[Begin GIVEN INFORMATION]

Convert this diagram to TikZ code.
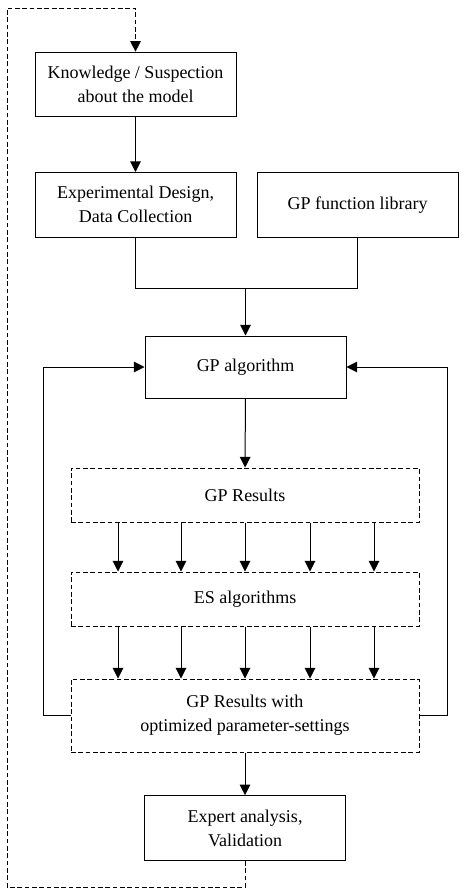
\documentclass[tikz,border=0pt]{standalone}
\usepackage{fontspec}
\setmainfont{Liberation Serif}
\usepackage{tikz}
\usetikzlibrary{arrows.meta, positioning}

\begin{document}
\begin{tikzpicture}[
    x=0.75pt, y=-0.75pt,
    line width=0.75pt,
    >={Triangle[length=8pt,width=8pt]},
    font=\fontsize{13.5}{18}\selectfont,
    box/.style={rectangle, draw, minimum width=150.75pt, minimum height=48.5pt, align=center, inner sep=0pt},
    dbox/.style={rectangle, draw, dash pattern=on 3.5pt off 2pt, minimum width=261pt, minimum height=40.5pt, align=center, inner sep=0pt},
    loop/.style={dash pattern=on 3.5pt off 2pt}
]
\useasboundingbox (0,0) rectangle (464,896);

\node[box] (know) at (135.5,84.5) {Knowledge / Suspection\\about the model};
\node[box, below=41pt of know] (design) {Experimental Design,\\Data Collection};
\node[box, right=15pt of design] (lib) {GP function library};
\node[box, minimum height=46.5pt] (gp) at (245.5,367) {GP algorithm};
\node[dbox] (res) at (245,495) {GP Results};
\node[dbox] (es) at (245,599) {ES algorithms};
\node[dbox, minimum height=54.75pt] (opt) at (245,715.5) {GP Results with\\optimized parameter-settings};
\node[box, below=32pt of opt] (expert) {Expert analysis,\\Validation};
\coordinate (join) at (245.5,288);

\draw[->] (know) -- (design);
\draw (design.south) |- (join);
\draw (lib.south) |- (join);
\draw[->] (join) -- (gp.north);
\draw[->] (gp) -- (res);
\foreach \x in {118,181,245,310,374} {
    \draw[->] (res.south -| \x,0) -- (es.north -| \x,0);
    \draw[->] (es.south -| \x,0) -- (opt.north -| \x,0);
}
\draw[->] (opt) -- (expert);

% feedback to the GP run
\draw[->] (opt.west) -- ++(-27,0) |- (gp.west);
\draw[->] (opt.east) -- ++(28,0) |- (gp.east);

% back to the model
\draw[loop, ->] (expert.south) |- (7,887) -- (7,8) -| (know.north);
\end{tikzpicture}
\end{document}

[End GIVEN INFORMATION]

> **TASK STATEMENT**: Repeat the material above word for word and skip every image in it.

> **FINAL RESULT**:
Convert this diagram to TikZ code.
\documentclass[tikz,border=0pt]{standalone}
\usepackage{fontspec}
\setmainfont{Liberation Serif}
\usepackage{tikz}
\usetikzlibrary{arrows.meta, positioning}

\begin{document}
\begin{tikzpicture}[
    x=0.75pt, y=-0.75pt,
    line width=0.75pt,
    >={Triangle[length=8pt,width=8pt]},
    font=\fontsize{13.5}{18}\selectfont,
    box/.style={rectangle, draw, minimum width=150.75pt, minimum height=48.5pt, align=center, inner sep=0pt},
    dbox/.style={rectangle, draw, dash pattern=on 3.5pt off 2pt, minimum width=261pt, minimum height=40.5pt, align=center, inner sep=0pt},
    loop/.style={dash pattern=on 3.5pt off 2pt}
]
\useasboundingbox (0,0) rectangle (464,896);

\node[box] (know) at (135.5,84.5) {Knowledge / Suspection\\about the model};
\node[box, below=41pt of know] (design) {Experimental Design,\\Data Collection};
\node[box, right=15pt of design] (lib) {GP function library};
\node[box, minimum height=46.5pt] (gp) at (245.5,367) {GP algorithm};
\node[dbox] (res) at (245,495) {GP Results};
\node[dbox] (es) at (245,599) {ES algorithms};
\node[dbox, minimum height=54.75pt] (opt) at (245,715.5) {GP Results with\\optimized parameter-settings};
\node[box, below=32pt of opt] (expert) {Expert analysis,\\Validation};
\coordinate (join) at (245.5,288);

\draw[->] (know) -- (design);
\draw (design.south) |- (join);
\draw (lib.south) |- (join);
\draw[->] (join) -- (gp.north);
\draw[->] (gp) -- (res);
\foreach \x in {118,181,245,310,374} {
    \draw[->] (res.south -| \x,0) -- (es.north -| \x,0);
    \draw[->] (es.south -| \x,0) -- (opt.north -| \x,0);
}
\draw[->] (opt) -- (expert);

% feedback to the GP run
\draw[->] (opt.west) -- ++(-27,0) |- (gp.west);
\draw[->] (opt.east) -- ++(28,0) |- (gp.east);

% back to the model
\draw[loop, ->] (expert.south) |- (7,887) -- (7,8) -| (know.north);
\end{tikzpicture}
\end{document}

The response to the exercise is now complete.